PORTLAND — The Maine Celtics woke up last Thursday morning out of the NBA G League playoffs, with seemingly no way back in.
The Celtics were in 11th place in the Eastern Conference, three spots out with three games remaining. They needed wins, and they needed some luck.
They got both.
For the fourth straight year, Maine is heading to the playoffs, where it will start play either Tuesday or Wednesday. The Celtics (18-18) are currently the eighth seed but can rise to seventh if Long Island loses its regular-season finale Friday.

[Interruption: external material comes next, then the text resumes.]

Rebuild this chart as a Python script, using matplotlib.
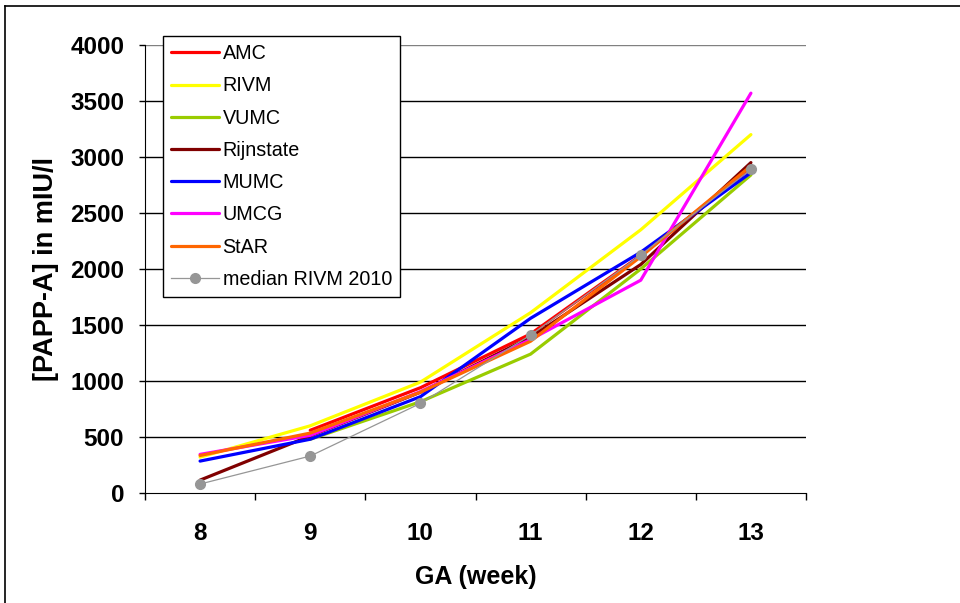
import matplotlib
matplotlib.use("Agg")
import matplotlib.pyplot as plt
from matplotlib.lines import Line2D
import numpy as np

plt.rcParams['font.family'] = ['Liberation Sans', 'DejaVu Sans']

weeks = [8, 9, 10, 11, 12, 13]
AMC = [None, 560, 940, 1420, 2120, 2900]
RIVM = [320, 600, 990, 1610, 2350, 3200]
VUMC = [None, 480, 815, 1240, 2000, 2840]
Rijnstate = [115, 510, 900, 1390, 2040, 2950]
MUMC = [285, 480, 860, 1560, 2150, 2860]
UMCG = [345, 515, 905, 1370, 1900, 3570]
StAR = [335, 535, 900, 1355, 2110, 2920]
median_RIVM_2010 = [80, 330, 800, 1410, 2125, 2890]

series = [
    ("AMC", AMC, "#FF0000"),
    ("RIVM", RIVM, "#FFFF00"),
    ("VUMC", VUMC, "#99CC00"),
    ("Rijnstate", Rijnstate, "#800000"),
    ("MUMC", MUMC, "#0000FF"),
    ("UMCG", UMCG, "#FF00FF"),
    ("StAR", StAR, "#FF6600"),
]
yticks = [0, 500, 1000, 1500, 2000, 2500, 3000, 3500, 4000]

fig = plt.figure(figsize=(9.6, 6.03), dpi=100)
W, H = 960, 603
ax = fig.add_axes([145 / W, 1 - 493 / H, (806 - 145) / W, (493 - 45) / H])

for name, vals, col in series:
    xs = [w for w, v in zip(weeks, vals) if v is not None]
    ys = [v for v in vals if v is not None]
    ax.plot(xs, ys, color=col, lw=2.3, label=name, solid_capstyle='round', zorder=3)
ax.plot(weeks, median_RIVM_2010, color="#969696", lw=0.9, marker='o', markersize=7,
        markerfacecolor="#969696", markeredgecolor="#969696", label="median RIVM 2010", zorder=4)

ax.set_xlim(7.5, 13.5)
ax.set_ylim(0, 4000)
ax.set_yticks(yticks)
ax.set_yticklabels([str(t) for t in yticks], fontsize=17.5, fontweight='bold')
ax.set_xticks(weeks)
ax.set_xticklabels([str(w) for w in weeks], fontsize=17.5, fontweight='bold')
ax.set_xticks(np.arange(7.5, 13.6, 1.0), minor=True)
ax.tick_params(axis='x', which='major', length=0, pad=21)
ax.tick_params(axis='x', which='minor', length=5, width=1, direction='out', color='black')
ax.tick_params(axis='y', which='major', length=4, width=1, direction='out', pad=11)

for t in yticks[1:]:
    ax.axhline(t, color='black' if t < 4000 else '#808080', lw=1, zorder=1)

for s in ['top', 'right']:
    ax.spines[s].set_visible(False)
ax.spines['left'].set_color('black')
ax.spines['bottom'].set_color('black')

ax.set_xlabel("GA (week)", fontsize=18, fontweight='bold', labelpad=14)
ax.set_ylabel("[PAPP-A] in mIU/l", fontsize=19.5, fontweight='bold', labelpad=8)

leg = ax.legend(loc='upper left', bbox_to_anchor=(163 / W, 1 - 36 / H), bbox_transform=fig.transFigure,
                borderaxespad=0, fontsize=14.2, frameon=True, fancybox=False, edgecolor='black',
                framealpha=1, handlelength=2.4, handletextpad=0.2, labelspacing=0.67,
                borderpad=0.42)
leg.get_frame().set_linewidth(1)
leg.set_zorder(10)

# outer chart border (top and left)
fig.add_artist(Line2D([5 / W, 1.0], [1 - 6 / H, 1 - 6 / H], color='black', lw=1.2, transform=fig.transFigure))
fig.add_artist(Line2D([5 / W, 5 / W], [0, 1 - 6 / H], color='black', lw=1.2, transform=fig.transFigure))

fig.savefig("out.png", dpi=100)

The Celtics will travel to play either the Osceola Magic (25-9), Greensboro Swarm (23-11), Cleveland Charge (22-13), Raptors 905 (22-13) or Motor City Cruise (21-13), depending on the results of the final weekend.

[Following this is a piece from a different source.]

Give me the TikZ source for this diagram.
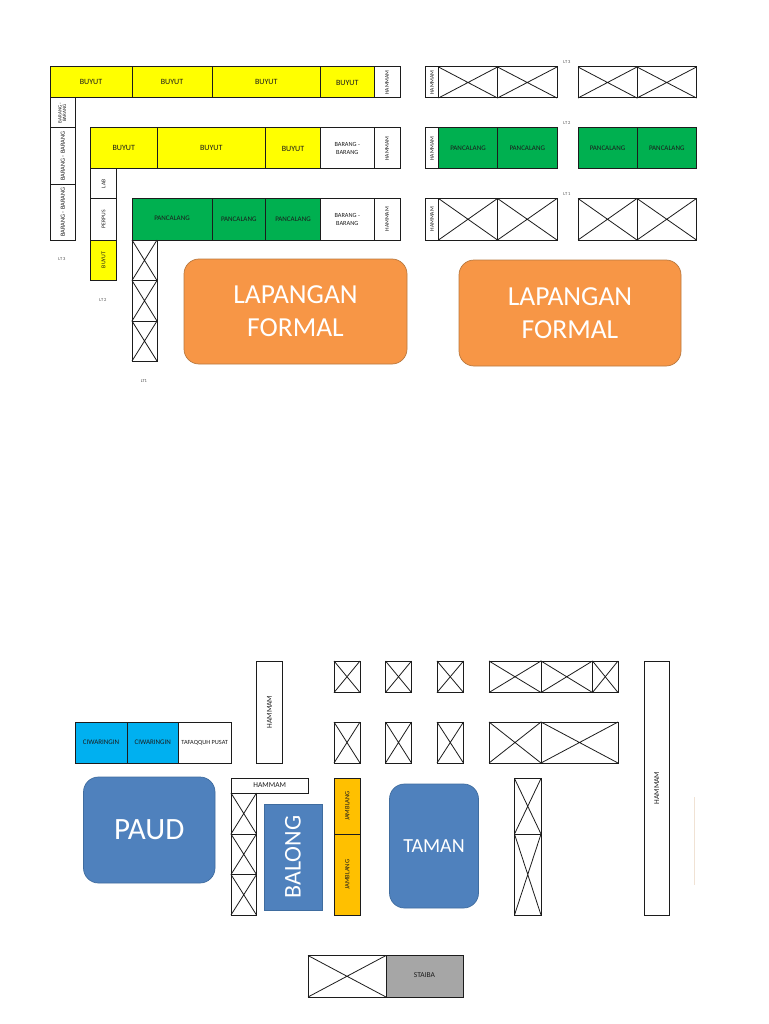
\documentclass[tikz,border=0pt]{standalone}
\usepackage{graphicx}
\usepackage{fontspec}
\setmainfont{Carlito}
\definecolor{cyel}{HTML}{FFFF00}
\definecolor{cgrn}{HTML}{00B050}
\definecolor{ccya}{HTML}{00B0F0}
\definecolor{camb}{HTML}{FFC000}
\definecolor{cgry}{HTML}{A6A6A6}
\definecolor{cora}{HTML}{F79646}
\definecolor{corb}{HTML}{B9793F}
\definecolor{cblu}{HTML}{4F81BD}
\definecolor{cblb}{HTML}{3F6C9F}
\definecolor{cink}{HTML}{1C1C1C}
\definecolor{ctan}{HTML}{F0E2D4}
\tikzset{
  room/.style={draw=cink,line width=1pt,inner sep=0pt,outer sep=0pt,fill=white,text=cink,font=\fontsize{6.3}{8}\selectfont,align=center},
  yel/.style={fill=cyel,font=\fontsize{8}{9}\selectfont},
  grn/.style={fill=cgrn,font=\fontsize{7}{8}\selectfont},
  cya/.style={fill=ccya,font=\fontsize{7}{8}\selectfont},
  amb/.style={fill=camb,font=\fontsize{6.5}{8}\selectfont},
  gry/.style={fill=cgry,font=\fontsize{7.5}{9}\selectfont},
  tiny/.style={font=\fontsize{5.6}{6.5}\selectfont},
  hamlabel/.style={font=\fontsize{7.5}{9}\selectfont},
  field/.style={draw=corb,fill=cora,line width=0.7pt,rounded corners=15pt,inner sep=0pt,outer sep=0pt,text=white,align=center,font=\fontsize{27.5}{33}\selectfont},
  pool/.style={draw=cblb,fill=cblu,line width=0.7pt,rounded corners=15pt,inner sep=0pt,outer sep=0pt,text=white,align=center},
  lvl/.style={inner sep=0pt,text=cink!80,font=\fontsize{4.5}{5.5}\selectfont},
  cross/.style={cink,line width=0.8pt}
}
\newcommand{\rbx}[7][]{\pgfmathsetlengthmacro{\wdd}{(#5)-(#3)}\pgfmathsetlengthmacro{\htt}{(#6)-(#4)}%
  \node[room,#1,minimum width=\wdd,minimum height=\htt] (#2) at ({((#3)+(#5))/2},{((#4)+(#6))/2}) {#7};}
\newcommand{\xbx}[5]{\rbx{#1}{#2}{#3}{#4}{#5}{}\draw[cross] (#1.north west) -- (#1.south east) (#1.north east) -- (#1.south west);}
\newcommand{\vt}[1]{\rotatebox{90}{#1}}
\newcommand{\up}[1]{\raisebox{1.5pt}{#1}}
\begin{document}
\begin{tikzpicture}[x=1pt,y=-1pt]
\useasboundingbox (0,0) rectangle (768,1024);
% ---- top-left block
\rbx[yel]{a1}{50}{67}{132}{98}{\up{BUYUT}}
\rbx[yel]{a2}{132}{67}{212}{98}{\up{BUYUT}}
\rbx[yel]{a3}{212}{67}{320.5}{98}{\up{BUYUT}}
\rbx[yel]{a4}{320.5}{67}{374}{98}{BUYUT}
\rbx[tiny]{a5}{374}{67}{400}{98}{\vt{HAMMAM}}
\rbx[font=\fontsize{5}{6}\selectfont]{b1}{50}{98}{75.5}{128}{\vt{\begin{tabular}{@{}c@{}}BARANG -\\[-1.5pt]BARANG\end{tabular}}}
\rbx{b2}{50}{128}{75.5}{184.5}{\vt{BARANG - BARANG}}
\rbx{b3}{50}{184.5}{75.5}{240}{\vt{BARANG - BARANG}}
\rbx[yel]{c1}{90.5}{128}{157}{169}{\up{BUYUT}}
\rbx[yel]{c2}{157}{128}{265.5}{169}{\up{BUYUT}}
\rbx[yel]{c3}{265.5}{128}{320.5}{169}{BUYUT}
\rbx{c4}{320.5}{128}{374}{169}{BARANG -\\BARANG}
\rbx[tiny]{c5}{374}{128}{400}{169}{\vt{HAMMAM}}
\rbx[tiny]{d1}{90.5}{169}{116.5}{198.5}{\vt{LAB}}
\rbx[tiny]{d2}{90.5}{198.5}{116.5}{240}{\vt{PERPUS}}
\rbx[yel,font=\fontsize{5.8}{7}\selectfont]{d3}{90.5}{240}{116.5}{280}{\vt{BUYUT}}
\rbx[grn]{e1}{132}{198.5}{212}{240}{\up{PANCALANG}}
\rbx[grn]{e2}{212}{198.5}{265.5}{240}{PANCALANG}
\rbx[grn]{e3}{265.5}{198.5}{320.5}{240}{PANCALANG}
\rbx{e4}{320.5}{198.5}{374}{240}{BARANG -\\BARANG}
\rbx[tiny]{e5}{374}{198.5}{400}{240}{\vt{HAMMAM}}
\xbx{f1}{132}{240}{157}{280.5}
\xbx{f2}{132}{280.5}{157}{321}
\xbx{f3}{132}{321}{157}{361}
\node[field,minimum width=223,minimum height=105] (lap1) at (295.5,311.5) {LAPANGAN\\FORMAL};
\node[lvl] (t1) at (62,259) {LT 3};
\node[lvl] (t2) at (103,300) {LT 2};
\node[lvl] (t3) at (144,381) {LT1};
% ---- top-right block
\rbx[tiny]{g0}{425.5}{67}{438.5}{98}{\vt{HAMMAM}}
\xbx{g1}{438.5}{67}{497.5}{98}
\xbx{g2}{497.5}{67}{557}{98}
\xbx{g3}{578}{67}{637}{98}
\xbx{g4}{637}{67}{696.5}{98}
\rbx[tiny]{h0}{425.5}{128}{438.5}{169}{\vt{HAMMAM}}
\rbx[grn]{h1}{438.5}{128}{497.5}{169}{\up{PANCALANG}}
\rbx[grn]{h2}{497.5}{128}{557}{169}{\up{PANCALANG}}
\rbx[grn]{h3}{578}{128}{637}{169}{\up{PANCALANG}}
\rbx[grn]{h4}{637}{128}{696.5}{169}{\up{PANCALANG}}
\rbx[tiny]{i0}{425.5}{198.5}{438.5}{240}{\vt{HAMMAM}}
\xbx{i1}{438.5}{198.5}{497.5}{240}
\xbx{i2}{497.5}{198.5}{557}{240}
\xbx{i3}{578}{198.5}{637}{240}
\xbx{i4}{637}{198.5}{696.5}{240}
\node[field,minimum width=222,minimum height=106] (lap2) at (570,313) {LAPANGAN\\FORMAL};
\node[lvl] (t4) at (567,62) {LT 3};
\node[lvl] (t5) at (567,123) {LT 2};
\node[lvl] (t6) at (567,194) {LT 1};
% ---- bottom block
\rbx[cya]{j1}{75}{722}{127}{763}{CIWARINGIN}
\rbx[cya]{j2}{127}{722}{178.5}{763}{CIWARINGIN}
\rbx{j3}{178.5}{722}{231}{763}{TAFAQQUH PUSAT}
\rbx[hamlabel]{k1}{256.5}{661}{282.5}{763}{\vt{HAMMAM}}
\rbx[hamlabel]{k2}{231}{778}{308.5}{793}{HAMMAM}
\xbx{l1}{231}{793}{256.5}{834}
\xbx{l2}{231}{834}{256.5}{874.5}
\xbx{l3}{231}{874.5}{256.5}{915}
\node[pool,minimum width=131.5,minimum height=106,font=\fontsize{31}{36}\selectfont] (paud) at (149.25,830) {PAUD};
\node[pool,rounded corners=0pt,minimum width=58,minimum height=106,font=\fontsize{24}{30}\selectfont] (balong) at (293,857) {\vt{BALONG}};
\node[pool,minimum width=89,minimum height=124,font=\fontsize{20}{24}\selectfont] (taman) at (434,846) {TAMAN};
\rbx[amb]{m1}{334.5}{778}{360}{834}{\vt{JAMBLANG}}
\rbx[amb]{m2}{334.5}{834}{360}{915}{\vt{JAMBLANG}}
\xbx{n1}{334}{661}{360}{692.5}
\xbx{n2}{385.5}{661}{411.5}{692.5}
\xbx{n3}{437}{661}{463.5}{692.5}
\xbx{n4}{489}{661}{541}{692.5}
\xbx{n5}{541}{661}{592.5}{692.5}
\xbx{n6}{592.5}{661}{618}{692.5}
\xbx{o1}{334}{722}{360}{763}
\xbx{o2}{385.5}{722}{411.5}{763}
\xbx{o3}{437}{722}{463.5}{763}
\xbx{o4}{489}{722}{541}{763}
\xbx{o5}{541}{722}{618}{763}
\rbx[hamlabel]{p0}{644}{661}{669.5}{915}{\vt{HAMMAM}}
\xbx{q1}{514.5}{778.5}{541}{834}
\xbx{q2}{514.5}{834}{541}{915}
\xbx{r1}{308}{955.5}{386}{997}
\rbx[gry]{r2}{386}{955.5}{463}{997}{\up{STAIBA}}
\coordinate (s1) at (694.5,797);
\coordinate (s2) at (694.5,885);
\draw[ctan,line width=0.8pt] (s1) -- (s2);
\end{tikzpicture}
\end{document}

“It’s a big relief knowing we’ve clinched our spot,” said guard Keon Johnson, who helped the Celtics secure their berth with 21 points in a 130-105 win Tuesday over Cleveland in the regular-season finale. “(We’re) at the bottom of the (playoff) standings, so we’re going to have to fight night in and night out to see this thing all the way through.”
After how things looked a week ago, “relief” is the right word. Maine dropped back-to-back games to the Birmingham Squadron and fell to 11th place at 15-18. But Windy City, Noblesville and Delaware, the three teams immediately ahead of the Celtics, have gone 3-9 since, and Maine finished with three straight wins.
“Those two games did hurt,” starting forward Hason Ward said. “(We thought) ‘We’ve definitely won this’ and we definitely got a punch in the face for it. But we still knew that we had a possible chance of making it, so the last three games, we’ve tried to make the best of it.”
Now, the combination of good play and good fortune gives extra life to a team that’s peaking at the right time. Maine has won five of its last seven games, with two of the wins coming against the Charge, which is near the top of the standings. One of the two defeats was by a single point, and the other came after Maine held an 11-point halftime lead.
“Those two games in Birmingham were our eye-opener,” Johnson said. “But it really helped us realize that these games that we’re playing are going to be like playoff games. … We took the approach of these (games) might be the last of us playing together.”

The Celtics knew that kind of play was in them. During the Tip-Off Tournament to start the season, Maine won a franchise-record nine games in a row, and the feeling throughout the regular season was always that the Celtics could be a challenger in the playoffs.
They just had to get there.
“A team can get hot or a team can go cold. For us, how we beat variance is our crashing, creating extra opportunities, taking care of the basketball,” coach Phil Pressey said. “Winning the possession battle, making free throws. It’s very basic, but I feel like that’s what is the slight edge that you can gain, especially in a playoff game.”
John Tonje (18.1 points per game), Kendall Brown (15.7) and Jalen Bridges (14.8) have been Maine’s top offensive players of late, but Pressey said the emergence of players like Hayden Gray, Aaron Scott, Kameron Warrens and Ward has helped the Celtics raise their game.
“Guys mesh well, they play well together,” Pressey said. “And then, just that chemistry. I feel like guys enjoy being around each other.”
A deep run will require traveling a tougher road than the past two seasons, when Maine was the G League runner-up in 2024 and the Eastern Conference runner-up in 2025. The Celtics opened at the Portland Expo each of the past two years; victories this time will require knocking off high seeds in their own buildings.
They’ll be underdogs, but they don’t mind.
“A lot of teams are going to come in thinking they can just beat us easily,” Ward said. “We’re going to play hard, because we’re obviously the underdogs. We’re going to make something happen and try to go all the way.”